The American Civil Liberties Union of New Jersey and a pair of immigrant and children’s rights groups have sent a letter to New Jersey‘s 600-plus school districts and charter networks advising them not to let ICE agents into buildings or onto school property without a judicial warrant signed by a state or federal judge or magistrate.
The groups said the letter was in response to an executive order signed by President Donald Trump rescinding a policy that had declared schools and churches off-limits to agents of U.S. Immigration and Customs Enforcement, as ICE is formally known, and its sister agency, U.S. Customs and Border Protection.

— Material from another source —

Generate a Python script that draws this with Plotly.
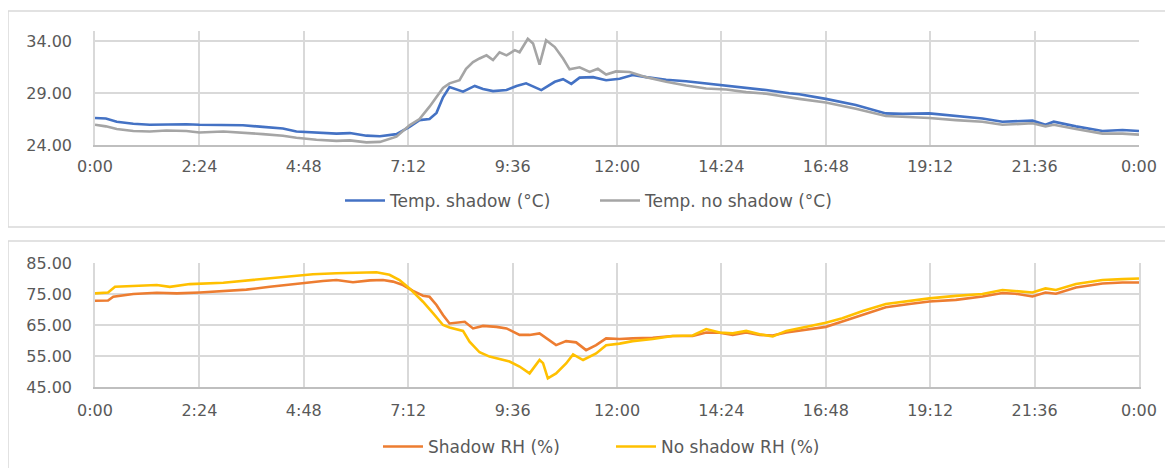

The letter was sent out jointly this week by the Jersey City-based New Jersey Consortium for Immigrant Children, the ACLU-NJ, and the Education Law Center, both based in Newark.

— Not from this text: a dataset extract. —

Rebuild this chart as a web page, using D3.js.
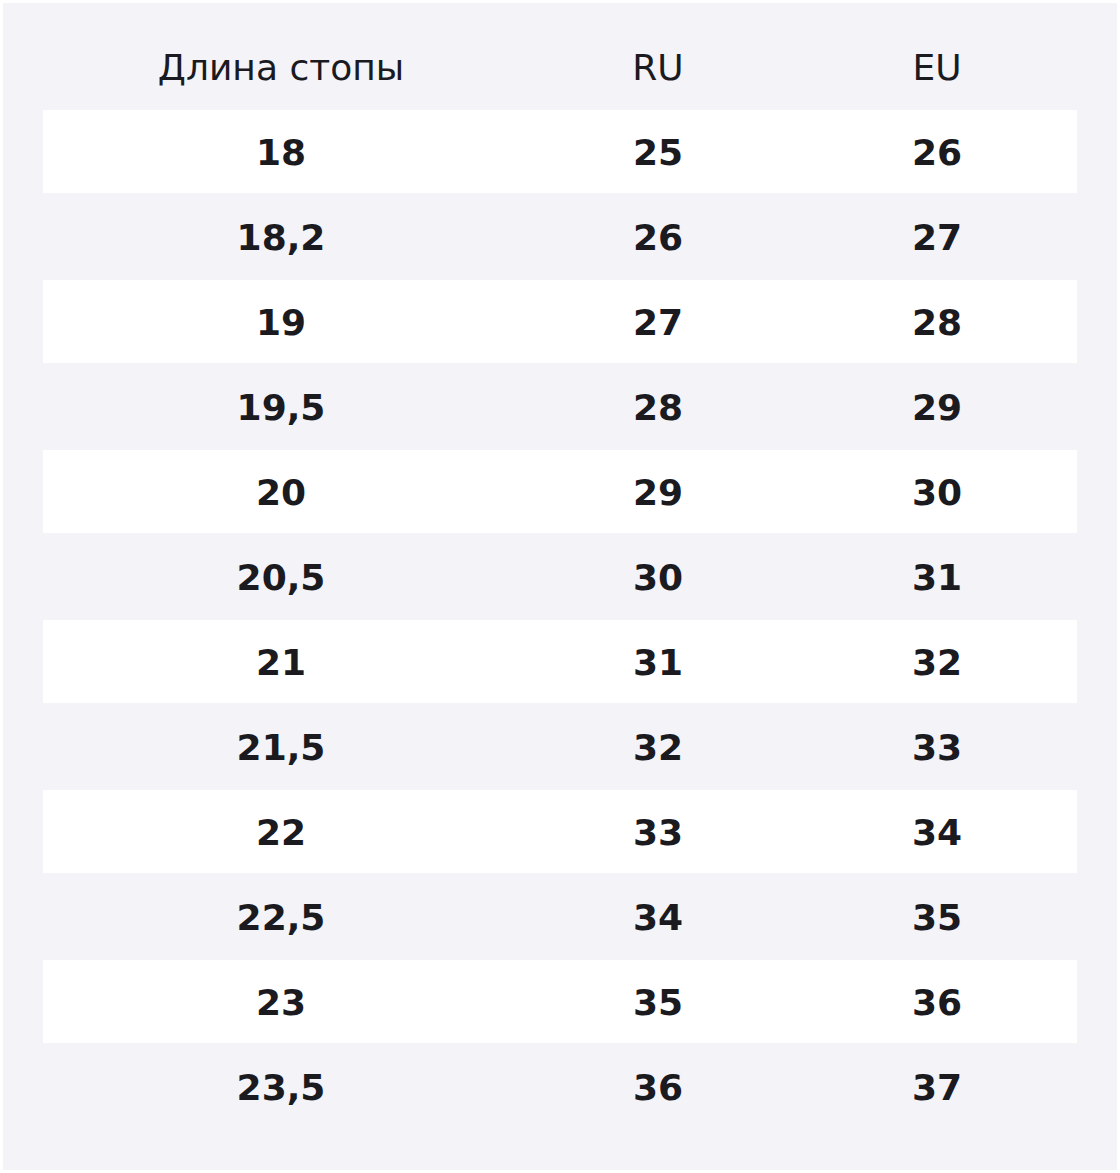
<!DOCTYPE html>
<html><head><meta charset="utf-8">
<script src="https://cdn.jsdelivr.net/npm/d3@7"></script>
<style>body{margin:0;background:#fff}</style>
</head><body>
<script>
// size table data
var headers = ["Длина стопы", "RU", "EU"];
var footLength = ["18", "18,2", "19", "19,5", "20", "20,5", "21", "21,5", "22", "22,5", "23", "23,5"];
var ruSizes = ["25", "26", "27", "28", "29", "30", "31", "32", "33", "34", "35", "36"];
var euSizes = ["26", "27", "28", "29", "30", "31", "32", "33", "34", "35", "36", "37"];

var W = 1120, H = 1173;
var svg = d3.select("body").append("svg").attr("width", W).attr("height", H);

svg.append("rect").attr("x", 3).attr("y", 3).attr("width", 1114).attr("height", 1167).attr("fill", "#f3f3f8");

var rows = d3.range(footLength.length);
var xCol = d3.scaleOrdinal().domain([0, 1, 2]).range([281, 658, 937]);

svg.selectAll("rect.row").data(rows.filter(function(i) { return i % 2 === 0; }))
	.enter().append("rect").attr("class", "row")
	.attr("x", 43).attr("width", 1034)
	.attr("y", function(i) { return 110 + i * 85; })
	.attr("height", 83)
	.attr("fill", "#ffffff");

svg.selectAll("text.head").data(headers).enter().append("text")
	.attr("x", function(d, i) { return xCol(i); })
	.attr("y", 67)
	.attr("text-anchor", "middle").attr("dominant-baseline", "central")
	.style("font-family", "DejaVu Sans").style("font-size", "36px").style("fill", "#1a1a1f")
	.text(function(d) { return d; });

var cols = [footLength, ruSizes, euSizes];
cols.forEach(function(col, c) {
	svg.selectAll("text.c" + c).data(col).enter().append("text")
		.attr("x", xCol(c))
		.attr("y", function(d, i) { return 152 + i * 85; })
		.attr("text-anchor", "middle").attr("dominant-baseline", "central")
		.style("font-family", "DejaVu Sans").style("font-weight", "bold").style("font-size", "36px").style("fill", "#1a1a1f")
		.text(function(d) { return d; });
});
</script>
</body></html>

“Public school administrators have the duty to educate all students, and the power and responsibility under the U.S. Constitution and state law to protect the rights of their students,” read a statement from ACLU-NJ Executive Director Amol Sinha.
“New Jersey schools have an obligation to ensure that all students feel welcome, regardless of immigration status, and no matter who is in the White House.”
The letter includes references to the New Jersey and U.S. constitutions, the federal Family Educational Rights and Privacy Act of 1974, the U.S. Supreme Court’s Plyler v. Doe decision in 1982, and other legal precedents and statutes, granting the same benefits and protections to immigrant students, documented or otherwise, as those of their citizen classmates.
ICE did not respond to a request for a comment on the letter on Wednesday.
The letter also instructs districts of their restrictions and obligations regarding immigrant children.
For example, it says districts cannot make immigration status a condition of enrollment or even keep a student’s immigration status on file, except in cases involving Title III of the Elementary and Secondary Education Act, which provides federal funding for English language instruction.
The letter urged school officials to demand that enforcement agents produce a judicial warrant signed by a state or federal judge or magistrate.
Even then, the groups urged principals or other officials to ask their superintendent and district lawyer to review the warrant to ensure it’s properly filled out and signed and is being used to search only the address specified or arrest only individuals identified by name.
The letter advises districts that ICE agents may try to enter a protected location by presenting an administrative “warrant,” a departmental document that, despite its name, lacks the authority of a judicial warrant to grant agents access to a location without the occupant’s consent.
“While longstanding law requires schools to comply with valid judicial warrants and subpoenas, immigration agents often serve what are known as administrative warrants, which do not have the same legal force,” the letter states.
Paul Brubaker, a spokesman for Newark Public Schools, said in an email Wednesday that “the district has clear procedures and protocols regarding anyone who is not a student or staff member who visits a school building.”
“And that is what we follow at all times,” he added.